The Supreme Court struck a blow today in Lawrence v. Texas that quite probably will revolutionize our society as much as Roe v. Wade. In a 6-3 decision, they slapped down a Texas law that made sodomy a crime for gays but not for straight people -- and did so in broad language affirming the right of people to make decisions about their own private, consensual intimate acts without stigma of criminalization. Coming from a court with a conservative edge, this was an incredible and (dare I say it?) courageous step. Its implications for the future are every bit as broad as the reactionaries say they are -- and, of course, not nearly as scary as they fear.

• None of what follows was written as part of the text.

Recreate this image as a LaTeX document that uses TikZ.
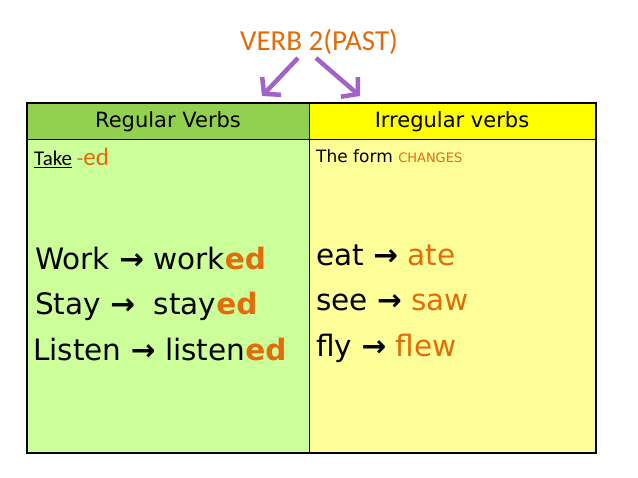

And it was decided not by a single swing vote but 6-3 -- with one of the dissenters, Clarence Thomas, authoring his own opinion to say that the Texas law was silly and deplorable and he would work to revoke it if possible but that he didn't feel it was the Supreme Court's job; and saying that prosecuting people for consensual "crimes" was a waste of police resources. So, really, the (right of center) court spoke 7-2 in favor of increased freedom inside our bedrooms. This may be nothing less than a sea change.

A PDF file of the opinions in the case can be found here, at the Supreme Court website. It's fascinating reading -- especially when Antonin Scalia starts frothing at the mouth in his dissenting opinion, and at one point accuses the court of signing on to the "homosexual agenda" (later betraying an agenda of his own by warning that today's decision calls into question such necessary restraints as "state laws against ... masturbation").

Pundits are already starting to predict that this is going to become a massive battleground on the political level. Over the short term, this is like predicting that the sun is going to rise. Over the long term, they may still be right -- only time will tell whether this will be more like the lifting of Prohibition (which nobody has seriously proposed again, although the fight has largely shifted to drugs) or more like the legalization of abortion (which there has been a strong and continued push to roll back, especially as conservatives have leapt to prominence on the national stage).

For now, though, I'm going to savor the breath of fresh air this provides, and remember that social progress is more unstoppable than most people give it credit for.